Orły ze Szczyrku latają coraz dalej

W składzie polskiej reprezentacji skoczków narciarskich tegoroczne Mistrzostwa Świata Juniorów we włoskim Val di Fiemme znaleźli się dwaj obecni uczniowie szczyrkowskiej SMS: Przemysław Kantyka z drugiej klasy liceum i Jakub Wolny. uczeń klasy trzeciej. Startowali też dwaj absolwenci SMS Szczyrk – Krzysztof Biegun i Aleksander Zniszczoł.

Podczas zbliżających się Zimowych Igrzysk Olimpijskich w Soczi kibicować będziemy również absolwentowi tej szkoły: Piotrowi Żyle.

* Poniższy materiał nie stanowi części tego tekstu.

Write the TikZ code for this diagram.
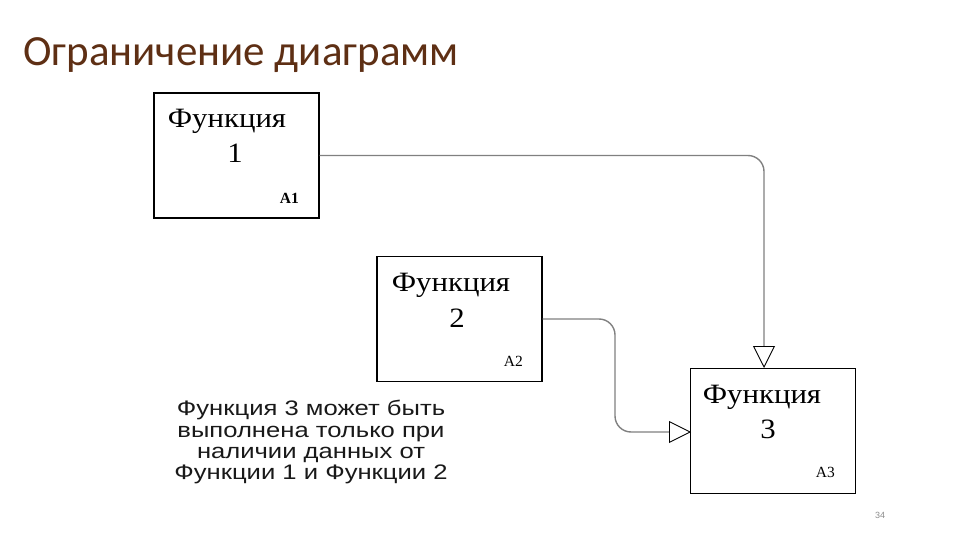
\documentclass[tikz,border=0pt]{standalone}
\usepackage{fontspec}
\setmainfont{Liberation Serif}
\newfontfamily\titlefont{Carlito}
\newfontfamily\notefont{Liberation Sans}
\usetikzlibrary{arrows.meta,calc}
\definecolor{ctitle}{HTML}{5E2F14}
\definecolor{cline}{HTML}{808080}
\tikzset{
  every picture/.style={x=1pt, y=-1pt},
  fbox/.style={draw=black, line width=1.3pt, minimum width=165pt, minimum height=125pt, inner sep=0pt},
  fname/.style={anchor=base, xscale=1.1, font=\fontsize{28}{30}\selectfont, inner sep=0pt},
  fcode/.style={anchor=base east, font=\fontsize{15.5}{16}\selectfont, inner sep=0pt},
  conn/.style={draw=cline, line width=1.4pt, rounded corners=16pt,
    -{Triangle[open, length=22pt, width=22pt, line width=0.9pt, color=black]}},
}
\begin{document}
\begin{tikzpicture}
  \path[use as bounding box] (0,0) rectangle (960,540);
  \node[anchor=base west, inner sep=0pt, text=ctitle, font=\titlefont\fontsize{43}{45}\selectfont] (title) at (23,66) {Ограничение диаграмм};

  % function boxes
  \node[fbox] (f1) at (236.5,155.5) {};
  \node[fbox] (f2) at (459.5,319) {};
  \node[fbox] (f3) at (773,431) {};

  \node[fname] (n1) at (227,128) {Функция};
  \node[fname] (d1) at (235,163) {1};
  \node[fcode] (a1) at (299,204) {\bfseries A1};
  \node[fname] (n2) at (451,291) {Функция};
  \node[fname] (d2) at (457,327) {2};
  \node[fcode] (a2) at (523,366) {A2};
  \node[fname] (n3) at (762,403) {Функция};
  \node[fname] (d3) at (768,438) {3};
  \node[fcode] (a3) at (835,477) {A3};

  % arrows into function 3
  \coordinate (t3) at (764,368);
  \coordinate (l3) at (691,432);
  \draw[conn] (f1.east) -| (t3);
  \draw[conn] (f2.east) -- (615,319) -- (615,432) -- (l3);

  \node[align=center, inner sep=0pt, anchor=north, xscale=1.22, font=\notefont\fontsize{21}{21.4}\selectfont, text=black!90] (note) at (311,400)
    {Функция 3 может быть\\выполнена только при\\наличии данных от\\Функции 1 и Функции 2};

  \node[anchor=base, inner sep=0pt, text=black!45, font=\notefont\fontsize{9}{10}\selectfont] (page) at (880,518) {34};
\end{tikzpicture}
\end{document}
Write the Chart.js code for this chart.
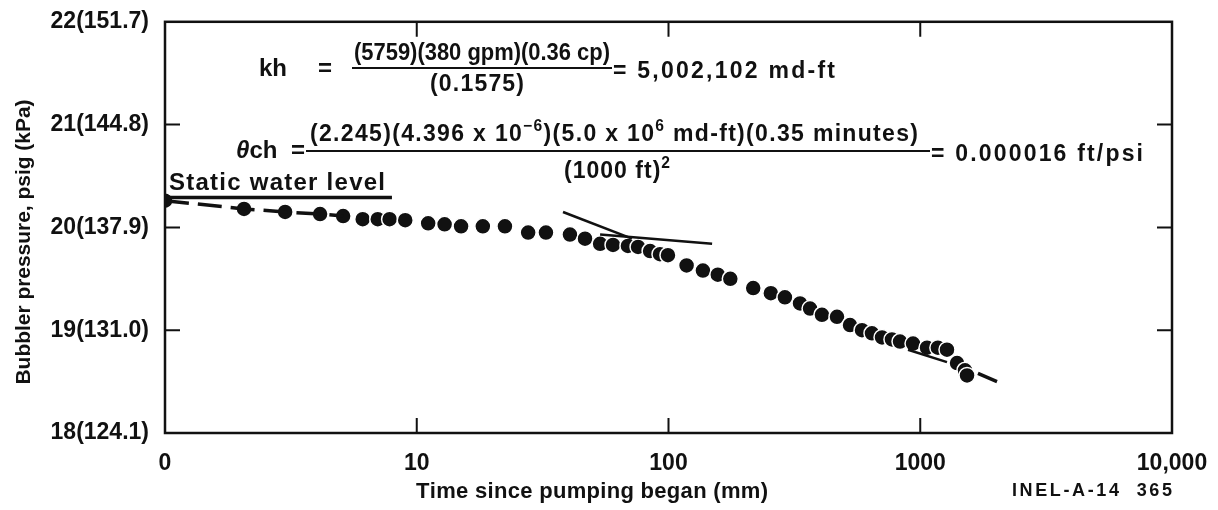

- Mamy w tej chwili w naszym gimnazjum i liceum ponad 90 uczniów. Ta liczba dość często się zmienia. W kadrze narodowej mamy obecnie trzech skoczków. To Przemek Kantyka, Kuba Wolny i Adam Ruda. W biegach startuje Karolina Trzaska, a w kombinacji norweskiej z kadrą trenuje teraz Kacper Kupczak. Oprócz tego są w kadrze nasi tegoroczni absolwenci i znakomici zawodnicy. Mam na myśli Krzysia Bieguna, który tak pięknie zaprezentował się podczas pierwszych zawodów tego sezony Pucharu Świata. Naszym ubiegłorocznym absolwentem jest też Aleksander Zniszczoł, wielka nadzieja polskiego narciarstwa. Sporo starszym, ale też absolwentem naszego gimnazjum jest Piotrek Żyła. W 2009 r. to gimnazjum kończył także Bartłomiej Kłusek. Mniej więcej połowa kadry to nasi absolwenci lub obecni uczniowie - wylicza z dumą dyrektor Jarosław Konior.

SMS w Szczyrk to ośrodek, w którym swoją sportową pasję rozwijały także polskie biegaczki: Sylwia Jaśkowiec, Kornelia Marek, Agnieszka Szymańczak, Beata Szymańczak, Justyna Mordarska.

- Jestem bardzo dumny z osiągnięć naszych zawodników, tym bardziej, że regularnie obserwuję, z jak wielkim zapałem walczą nie tylko na treningach, ale także pokonując szkolne wyzwania. Wyjazdy na zgrupowania kadry, starty w zawodach - to dawało na przykład Krzysiowi Biegunowi średnio 30 procent obecności na zajęciach szkolnych w maturalnej klasie. Kiedy po tygodniowym wyjeździe na zawody miał kilka dni na odpoczynek w domu, wolał ten czas spędzać w szkole, żeby nadrobić zaległości. Dzięki takiemu podejściu udało mu się przygotować i zdać maturę, choć oczywiście było to możliwe również dzięki warunkom,  - podkreśla dyrektor Konior.

Radość z sukcesów starszych kolegów jest w Szczyrku ogromna. - Nasi uczniowie przekonują się, że jeśli będą przykładać się do treningów, to największe sukcesy są w ich zasięgu. I wcale nie muszą być z wielkich metropolii czy ze sławnych szkół, żeby prezentować naprawdę światowy poziom. Na pewno teraz mają większą motywację i będą się wszyscy jeszcze bardziej starać - nie ma wątpliwości Jarosław Konior.